Analysis of Revenue from Interstate Commerce
The court further analyzed whether jurisdiction could be established under Florida Statute § 48.182, which allows for personal jurisdiction over nonresidents committing wrongful acts outside Florida that cause damage within the state. It asserted that this statute required proof that the nonresident derived substantial revenue from interstate or international commerce. The court determined that while Citrus Associates facilitated trading in frozen concentrated orange juice futures, it did not itself derive substantial revenue from such activities, as its operations were limited to providing facilities for members who traded. The court concluded that the revenue generated by individual traders could not be attributed to Citrus Associates, thus failing to meet the revenue requirement necessary to establish jurisdiction under § 48.182. This lack of substantial revenue further weakened the plaintiffs' position in claiming jurisdiction over the corporation.

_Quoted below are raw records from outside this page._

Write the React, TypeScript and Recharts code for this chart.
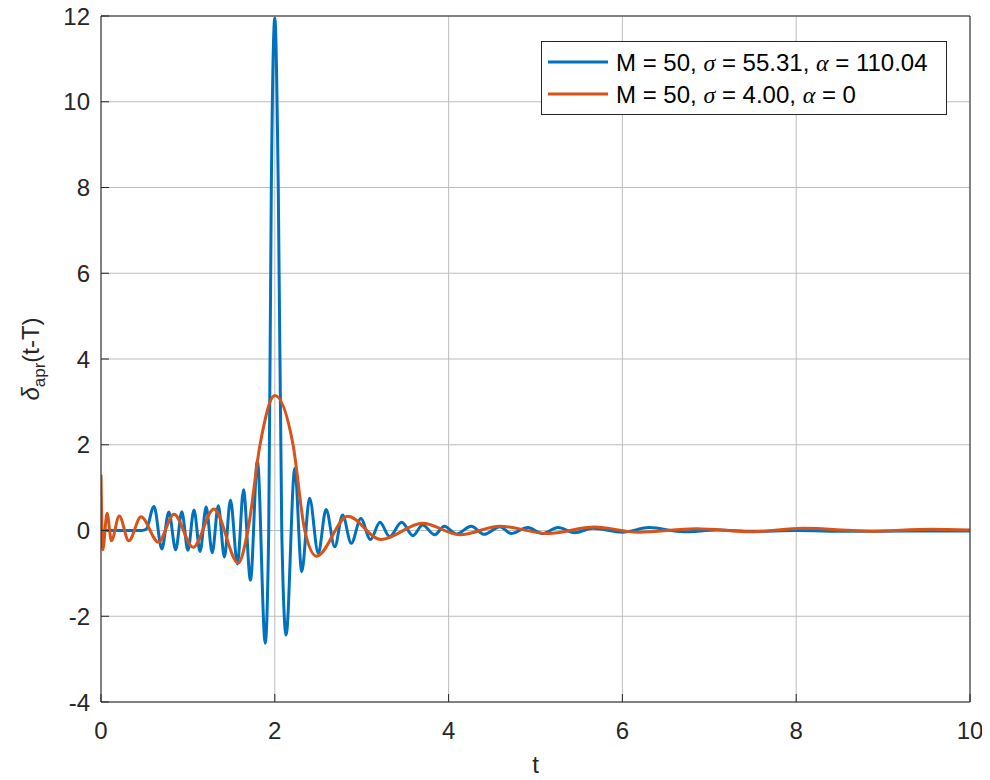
import React from 'react';
import { ComposedChart, Line, XAxis, YAxis, CartesianGrid, Legend } from 'recharts';

// ---- data ----
const blueT = [
  0, 0.47, 0.52, 0.61, 0.70, 0.78, 0.86, 0.93, 1.0, 1.07, 1.14, 1.21, 1.28, 1.35, 1.42, 1.49,
  1.57, 1.64, 1.72, 1.80, 1.89, 1.93, 1.96, 2.0, 2.04, 2.08, 2.13, 2.23, 2.31, 2.40, 2.50,
  2.59, 2.69, 2.78, 2.88, 2.99, 3.10, 3.21, 3.32, 3.46, 3.59, 3.70, 3.84, 3.95, 4.09, 4.26,
  4.41, 4.59, 4.72, 4.91, 5.08, 5.26, 5.45, 5.66, 6.0, 6.31, 6.7, 7.1, 7.5, 8.0, 8.6, 9.3, 10,
];
const blueV = [
  0, 0, 0.03, 0.56, -0.43, 0.43, -0.45, 0.44, -0.46, 0.48, -0.49, 0.55, -0.52, 0.58, -0.62, 0.71,
  -0.78, 0.95, -1.16, 1.63, -2.63, 0, 8.0, 11.95, 8.0, 0, -2.44, 1.45, -0.96, 0.75, -0.53,
  0.49, -0.38, 0.36, -0.30, 0.28, -0.21, 0.19, -0.14, 0.19, -0.12, 0.13, -0.10, 0.10, -0.08, 0.10,
  -0.09, 0.09, -0.07, 0.07, -0.07, 0.07, -0.05, 0.05, -0.04, 0.07, -0.03, 0.01, -0.02, 0.0, -0.02, -0.01, -0.01,
];
const orangeT = [
  0, 0.02, 0.07, 0.12, 0.21, 0.32, 0.46, 0.66, 0.84, 1.06, 1.30, 1.58, 1.69, 1.83, 2.0, 2.21,
  2.345, 2.48, 2.84, 3.22, 3.70, 4.13, 4.59, 5.14, 5.68, 6.18, 6.85, 7.5, 8.08, 8.85, 9.55, 10,
];
const orangeV = [
  1.3, -0.45, 0.40, -0.24, 0.34, -0.24, 0.32, -0.27, 0.38, -0.39, 0.50, -0.76, 0, 2.0, 3.15, 2.0,
  0, -0.60, 0.33, -0.21, 0.17, -0.10, 0.10, -0.07, 0.08, -0.04, 0.04, -0.03, 0.05, -0.015, 0.03, 0.01,
];
const xTicks = [0, 2, 4, 6, 8, 10];
const yTicks = [-4, -2, 0, 2, 4, 6, 8, 10, 12];
const seriesNames = ['M = 50, σ = 55.31, α = 110.04', 'M = 50, σ = 4.00, α = 0'];
const seriesColors = ['#0072BD', '#D95319'];

const blueData = blueT.map((t, i) => ({ t, v: blueV[i] }));
const orangeData = orangeT.map((t, i) => ({ t, v: orangeV[i] }));

const FONT = '"Liberation Sans", Arial, Helvetica, sans-serif';
const AXIS = '#262626';
const GRID = '#bdbdbd';
const LW = 3;

const renderName = (name: string) =>
  name.split(/([σα])/).map((part, i) =>
    part === 'σ' || part === 'α' ? (
      <tspan key={i} fontStyle="italic" fontFamily='"Liberation Serif", "DejaVu Serif", serif'>
        {part}
      </tspan>
    ) : (
      <tspan key={i}>{part}</tspan>
    )
  );

const renderLegend = (props: any) => {
  const payload = [...(props.payload || [])].sort(
    (a: any, b: any) => seriesNames.indexOf(String(a.value)) - seriesNames.indexOf(String(b.value))
  );
  return (
    <svg width={406} height={74} style={{ display: 'block' }}>
      <rect x={0.5} y={0.5} width={405} height={73} fill="#ffffff" stroke={AXIS} strokeWidth={1} />
      {payload.map((p: any, i: number) => {
        const y = 21 + i * 32;
        return (
          <g key={i}>
            <line x1={7} x2={67} y1={y} y2={y} stroke={p.color} strokeWidth={LW} />
            <text x={75} y={y + 9} fontSize={24} fontFamily={FONT} fill="#000000">
              {renderName(String(p.value))}
            </text>
          </g>
        );
      })}
    </svg>
  );
};

const renderYLabel = (props: any) => {
  const vb = props.viewBox || {};
  const cx = vb.x + 34;
  const cy = vb.y + vb.height / 2;
  return (
    <text
      transform={`translate(${cx},${cy}) rotate(-90)`}
      textAnchor="middle"
      fontSize={24}
      fontFamily={FONT}
      fill={AXIS}
    >
      <tspan fontStyle="italic">δ</tspan>
      <tspan fontSize={17} dy={6}>apr</tspan>
      <tspan dy={-6}>(t-T)</tspan>
    </text>
  );
};

const renderXLabel = (props: any) => {
  const vb = props.viewBox || {};
  return (
    <text x={vb.x + vb.width / 2} y={vb.y + 71} textAnchor="middle" fontSize={24} fontFamily={FONT} fill={AXIS}>
      t
    </text>
  );
};

export default function App() {
  return (
    <div style={{ marginTop: -8, marginLeft: -8, width: 990, height: 780, background: '#ffffff' }}>
      <ComposedChart width={990} height={780} margin={{ top: 15, right: 19, left: 5, bottom: 38 }}>
        <CartesianGrid stroke={GRID} strokeWidth={1} xAxisId="bottom" yAxisId="left" />
        <XAxis
          xAxisId="bottom"
          type="number"
          dataKey="t"
          domain={[0, 10]}
          ticks={xTicks}
          allowDataOverflow
          height={40}
          tickSize={-8}
          tickMargin={28}
          axisLine={{ stroke: AXIS, strokeWidth: 1 }}
          tickLine={{ stroke: AXIS }}
          tick={{ fill: AXIS, fontSize: 24, fontFamily: FONT }}
          label={{ content: renderXLabel }}
        />
        <XAxis
          xAxisId="top"
          orientation="top"
          type="number"
          dataKey="t"
          domain={[0, 10]}
          ticks={xTicks}
          allowDataOverflow
          height={1}
          tickSize={-8}
          axisLine={{ stroke: AXIS, strokeWidth: 1 }}
          tickLine={{ stroke: AXIS }}
          tick={false}
        />
        <YAxis
          yAxisId="left"
          type="number"
          domain={[-4, 12]}
          ticks={yTicks}
          allowDataOverflow
          width={96}
          tickSize={-8}
          tickMargin={19}
          axisLine={{ stroke: AXIS, strokeWidth: 1 }}
          tickLine={{ stroke: AXIS }}
          tick={{ fill: AXIS, fontSize: 24, fontFamily: FONT }}
          label={{ content: renderYLabel }}
        />
        <YAxis
          yAxisId="right"
          orientation="right"
          type="number"
          domain={[-4, 12]}
          ticks={yTicks}
          allowDataOverflow
          width={1}
          tickSize={-8}
          axisLine={{ stroke: AXIS, strokeWidth: 1 }}
          tickLine={{ stroke: AXIS }}
          tick={false}
        />
        <Line
          xAxisId="bottom"
          yAxisId="left"
          data={blueData}
          dataKey="v"
          name={seriesNames[0]}
          type="monotone"
          stroke={seriesColors[0]}
          strokeWidth={LW}
          dot={false}
          activeDot={false}
          isAnimationActive={false}
        />
        <Line
          xAxisId="bottom"
          yAxisId="left"
          data={orangeData}
          dataKey="v"
          name={seriesNames[1]}
          type="monotone"
          stroke={seriesColors[1]}
          strokeWidth={LW}
          dot={false}
          activeDot={false}
          isAnimationActive={false}
        />
        <Legend
          layout="vertical"
          align="center"
          verticalAlign="middle"
          content={renderLegend}
          wrapperStyle={{ left: 541, top: 41, width: 406, height: 74 }}
        />
      </ComposedChart>
    </div>
  );
}
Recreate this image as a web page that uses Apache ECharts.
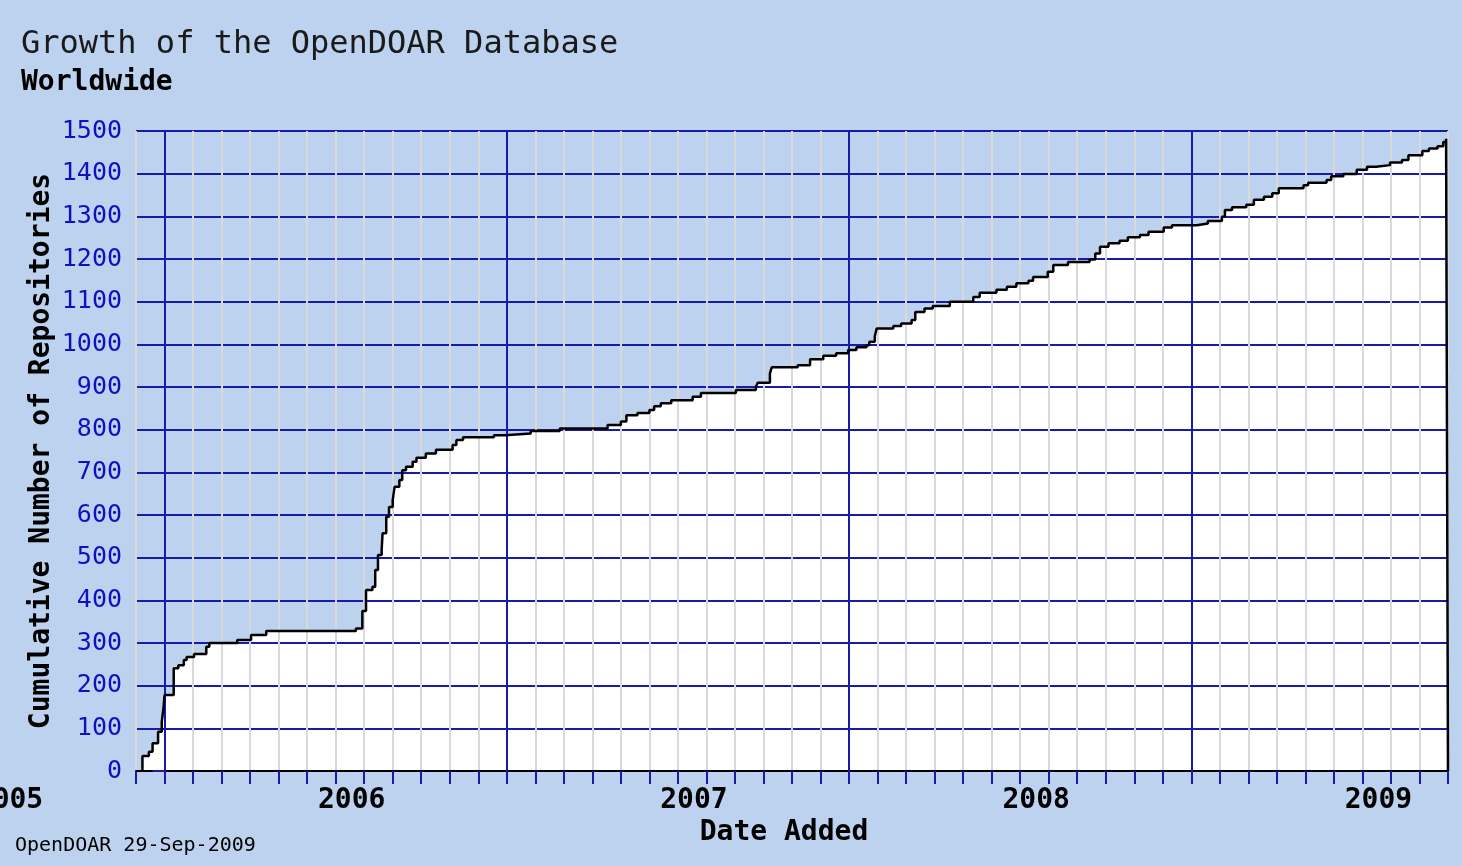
<!DOCTYPE html>
<html>
<head>
<meta charset="utf-8">
<title>Growth of the OpenDOAR Database</title>
<script src="https://cdn.jsdelivr.net/npm/echarts@6/dist/echarts.min.js"></script>
<style>
  html, body { margin: 0; padding: 0; background: #bcd2ee; }
  #main { width: 1462px; height: 866px; }
</style>
</head>
<body>
<div id="main"></div>
<script>
// date a repository count changed, and the cumulative count from that date
const dates = [
    '2005-12-08', '2005-12-15', '2005-12-19', '2005-12-25', '2005-12-29', '2005-12-31',
    '2006-01-01', '2006-01-11', '2006-01-16', '2006-01-22', '2006-01-25', '2006-02-02',
    '2006-02-14', '2006-02-17', '2006-03-18', '2006-04-02', '2006-04-18', '2006-07-23',
    '2006-07-30', '2006-08-03', '2006-08-10', '2006-08-13', '2006-08-16', '2006-08-20',
    '2006-08-21', '2006-08-25', '2006-08-28', '2006-09-01', '2006-09-03', '2006-09-08',
    '2006-09-11', '2006-09-15', '2006-09-22', '2006-09-26', '2006-10-06', '2006-10-17',
    '2006-11-04', '2006-11-08', '2006-11-15', '2006-12-18', '2006-12-30', '2007-01-27',
    '2007-02-25', '2007-04-17', '2007-05-01', '2007-05-07', '2007-05-19', '2007-06-01',
    '2007-06-06', '2007-06-13', '2007-06-24', '2007-07-17', '2007-07-26', '2007-09-02',
    '2007-09-23', '2007-09-25', '2007-10-08', '2007-10-10', '2007-11-07', '2007-11-20',
    '2007-12-04', '2007-12-18', '2007-12-31', '2008-01-09', '2008-01-20', '2008-01-23',
    '2008-01-29', '2008-01-31', '2008-02-17', '2008-02-25', '2008-03-07', '2008-03-11',
    '2008-03-21', '2008-03-30', '2008-04-17', '2008-05-12', '2008-05-19', '2008-06-06',
    '2008-06-17', '2008-06-27', '2008-07-10', '2008-07-15', '2008-07-31', '2008-08-06',
    '2008-08-22', '2008-09-14', '2008-09-20', '2008-09-25', '2008-10-04', '2008-10-16',
    '2008-10-25', '2008-11-07', '2008-11-16', '2008-12-02', '2008-12-11', '2009-01-07',
    '2009-01-19', '2009-02-03', '2009-02-06', '2009-02-13', '2009-02-27', '2009-03-07',
    '2009-03-18', '2009-03-27', '2009-04-03', '2009-04-29', '2009-05-04', '2009-05-24',
    '2009-05-29', '2009-06-11', '2009-06-25', '2009-07-06', '2009-07-16', '2009-07-31',
    '2009-08-13', '2009-08-20', '2009-09-04', '2009-09-11', '2009-09-20', '2009-09-26',
    '2009-09-29'
]
const counts = [
    35, 45, 65, 92, 115, 150,
    178, 241, 248, 260, 267, 274,
    291, 300, 307, 319, 328, 334,
    375, 424, 432, 471, 506, 518,
    557, 596, 619, 635, 666, 682,
    705, 713, 725, 734, 744, 753,
    764, 776, 782, 787, 791, 797,
    803, 811, 819, 834, 839, 846,
    855, 862, 869, 877, 886, 893,
    900, 910, 932, 946, 951, 965,
    973, 979, 987, 993, 998, 1006,
    1019, 1037, 1043, 1049, 1057, 1076,
    1084, 1090, 1100, 1111, 1121, 1128,
    1135, 1143, 1149, 1158, 1170, 1186,
    1193, 1199, 1213, 1229, 1237, 1243,
    1251, 1256, 1264, 1274, 1279, 1283,
    1289, 1299, 1315, 1321, 1327, 1339,
    1346, 1354, 1366, 1373, 1379, 1385,
    1394, 1399, 1409, 1416, 1420, 1426,
    1432, 1443, 1453, 1459, 1464, 1474,
    1482
]
const yearStarts = ['2006-01-01', '2007-01-01', '2008-01-01', '2009-01-01']
const yearLabels = ['2005', '2006', '2007', '2008', '2009']
const axisStart = '2005-12-01'
const axisEnd = '2009-10-01'
const yMin = 0, yMax = 1500, yStep = 100

const MONO = '"DejaVu Sans Mono", monospace'
const BLUE = '#1a1aa8'

// months since Jan 2006, with the day as a fraction of the month
function toMonth(s) {
    const p = s.split('-').map(Number)
    const days = new Date(p[0], p[1], 0).getDate()
    return (p[0] - 2006) * 12 + (p[1] - 1) + (p[2] - 1) / days
}

const xMin = toMonth(axisStart)
const xMax = toMonth(axisEnd)

const points = dates.map((d, i) => [toMonth(d), counts[i]])
points.unshift([points[0][0], 0])
points.push([xMax, counts[counts.length - 1]])
points.push([xMax, 0])

var myChart = echarts.init(document.getElementById('main'))

option = {
    backgroundColor: '#bcd2ee',
    animation: false,
    title: [{
        text: 'Growth of the OpenDOAR Database',
        subtext: 'Worldwide',
        left: 16,
        top: 24,
        itemGap: 8,
        textStyle: { fontFamily: MONO, fontSize: 32, fontWeight: 'normal', color: '#1a1a1a' },
        subtextStyle: { fontFamily: MONO, fontSize: 28, fontWeight: 'bold', color: '#000' }
    }, {
        text: 'OpenDOAR 29-Sep-2009',
        left: 10,
        bottom: 5,
        textStyle: { fontFamily: MONO, fontSize: 20, fontWeight: 'normal', color: '#000' }
    }],
    grid: { left: 136, right: 14, top: 131, bottom: 95, containLabel: false, outerBoundsMode: 'none' },
    xAxis: {
        type: 'value',
        min: xMin,
        max: xMax,
        interval: 1,
        z: 3,
        name: 'Date Added',
        nameLocation: 'middle',
        nameGap: 48,
        nameMoveOverlap: false,
        nameTextStyle: { fontFamily: MONO, fontSize: 28, fontWeight: 'bold', color: '#000', padding: [0, 16, 0, 0] },
        axisLine: { lineStyle: { color: '#000', width: 2 } },
        axisTick: { length: 13, lineStyle: { color: BLUE, width: 2 } },
        splitLine: { show: true, lineStyle: { color: '#d9d9d9', width: 2 } },
        axisLabel: {
            margin: 16,
            fontFamily: MONO,
            fontSize: 28,
            fontWeight: 'bold',
            color: '#000',
            formatter: function (v) {
                const m = Math.round(v)
                if (m === Math.round(xMin)) return '{f|' + yearLabels[0] + '}'
                if (m >= 7 && (m - 7) % 12 === 0) return '{y|' + yearLabels[(m - 7) / 12 + 1] + '}'
                return ''
            },
            rich: {
                f: { fontFamily: MONO, fontSize: 28, fontWeight: 'bold', color: '#000', padding: [0, 253, 0, 0] },
                y: { fontFamily: MONO, fontSize: 28, fontWeight: 'bold', color: '#000', padding: [0, 25, 0, 0] }
            }
        }
    },
    yAxis: {
        type: 'value',
        min: yMin,
        max: yMax,
        interval: yStep,
        z: 3,
        name: 'Cumulative Number of Repositories',
        nameLocation: 'middle',
        nameGap: 80,
        nameMoveOverlap: false,
        nameTextStyle: { fontFamily: MONO, fontSize: 28, fontWeight: 'bold', color: '#000' },
        axisLine: { show: true, lineStyle: { color: BLUE, width: 2 } },
        axisTick: { show: true, length: 12, lineStyle: { color: BLUE, width: 2 } },
        splitLine: { show: true, lineStyle: { color: BLUE, width: 2 } },
        axisLabel: {
            margin: 14,
            fontFamily: MONO,
            fontSize: 25,
            color: '#1010c0',
            formatter: function (v) { return String(v) }
        }
    },
    series: [{
        name: 'fill',
        type: 'line',
        step: 'end',
        z: 1,
        symbol: 'none',
        silent: true,
        data: points,
        lineStyle: { width: 0 },
        areaStyle: { color: '#ffffff', opacity: 1 },
        markLine: {
            z: 4,
            silent: true,
            symbol: 'none',
            label: { show: false },
            lineStyle: { color: BLUE, width: 2, type: 'solid' },
            data: yearStarts.map(d => ({ xAxis: toMonth(d) }))
        }
    }, {
        name: 'Cumulative Number of Repositories',
        type: 'line',
        step: 'end',
        z: 6,
        symbol: 'none',
        data: points,
        lineStyle: { color: '#000', width: 2.5 }
    }]
}

myChart.setOption(option)
</script>
</body>
</html>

Conclusion on Jurisdiction
Ultimately, the court affirmed the trial court's decision to quash the service of process against Citrus Associates. It ruled that the plaintiffs did not meet the burden of proving that the statutory requirements for establishing personal jurisdiction were satisfied. The court reiterated that without sufficient business contacts in Florida or a valid connection between the cause of action and the state's jurisdictional criteria, the Florida courts could not exercise personal jurisdiction over the foreign corporation. Consequently, the court emphasized the necessity of maintaining adherence to the long-arm statutes and the constitutional principles governing jurisdiction, leading to the conclusion that the trial court properly quashed the service of process in this case.